Indeed, the prominent 18th century music theorist and composer Jean-Philippe Rameau advocated that the major chord is the "perfect" chord, while the later music theorist and critic Heinrich Schenker concluded that the major is "natural" as opposed to the "artificial" minor.
But years of research evidence now shows that it is safe to assume that the previous conclusions of the "naturalness" of harmony perception were uninformed assumptions, and failed even to attempt to take into account how non-western populations perceive western music and harmony.
Just as in language we have letters that build up words and sentences, so in music we have modes. The mode is the vocabulary of a particular melody. One erroneous assumption is that music consists of only the major and minor mode, as these are largely prevalent in western mainstream pop music.
In the music of the region where we conducted our research, there are a number of different, additional modes which provide a wide range of shades and grades of emotion, whose connotation may change not only by core musical parameters such as tempo or loudness, but also by a variety of extra-musical parameters (performance setting, identity, age and gender of the musicians).
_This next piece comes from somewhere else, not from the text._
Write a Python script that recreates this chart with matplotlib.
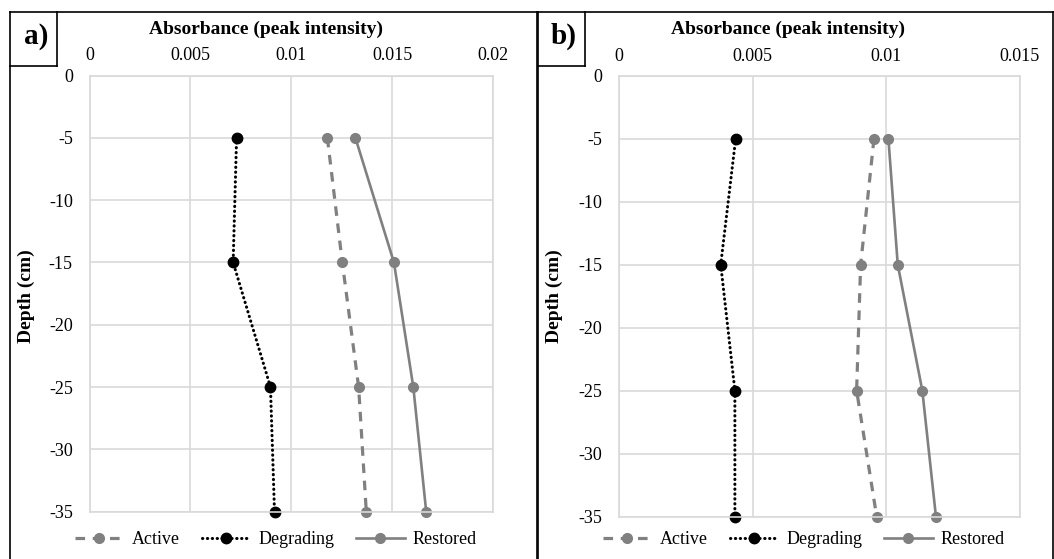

For example, a video of the late Dr. Lloyd Miller playing a piano tuned in the Persian Segah dastgah mode shows how so many other modes are available to express emotion. The major and minor mode conventions that we consider as established in western tonal music are but one possibility in a specific cultural framework. They are not a universal norm.
Why is this important?
Research has the potential to uncover how we live and interact with music, and what it does to us and for us. It is one of the elements that makes the human experience more whole. Whatever exceptions exist, they are enforced and not spontaneous, and music, in some form, is present in all human cultures. The more we investigate music around the world and how it affects people, the more we learn about ourselves as a species and what makes us feel .
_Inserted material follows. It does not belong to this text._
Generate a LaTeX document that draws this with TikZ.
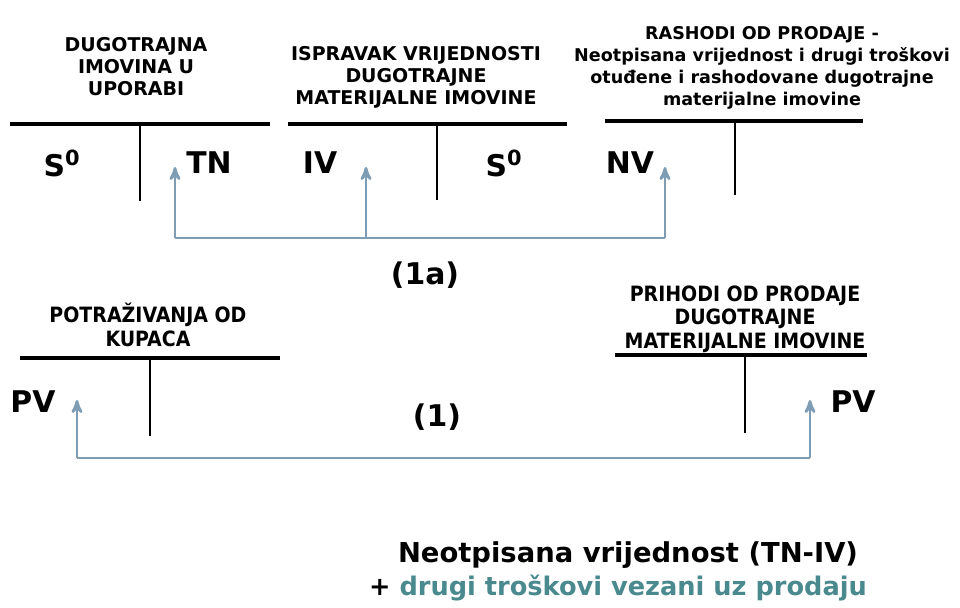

Our findings provide insights, not only into intriguing cultural variations regarding how music is perceived across cultures, but also how we respond to music from cultures which are not our own. Can we not appreciate the beauty of a melody from a different culture, even if we are ignorant to the meaning of its lyrics? There are more things that connect us through music than set us apart.
When it comes to musical practices, cultural norms can appear strange when viewed from an outsider's perspective. For example, we observed a Kalash funeral where there was lots of fast-paced music and highly-energetic dancing. A western listener might wonder how it is possible to dance with such vivacity to music which is fast, rough and atonal—at a funeral.
But at the same time, a Kalash observer might marvel at the sombreness and quietness of a western funeral:was the deceased a person of so little importance that no sacrifices, honorary poems, praise songs and loud music and dancing were performed in their memory? As we assess the data captured in the field a world away from our own, we become more aware of the way music shapes the stories of the people who make it, and how it is shaped by culture itself.
After we had said our goodbyes to our Kalash and Kho hosts, we boarded a truck, drove over the dangerous Lowari Pass from Chitral to Dir, and then traveled to Islamabad and on to Europe. And throughout the trip, I had the words of a Khowari song in my mind:"The old path, I burn it, it is warm like my hands. In the young world, you will find me."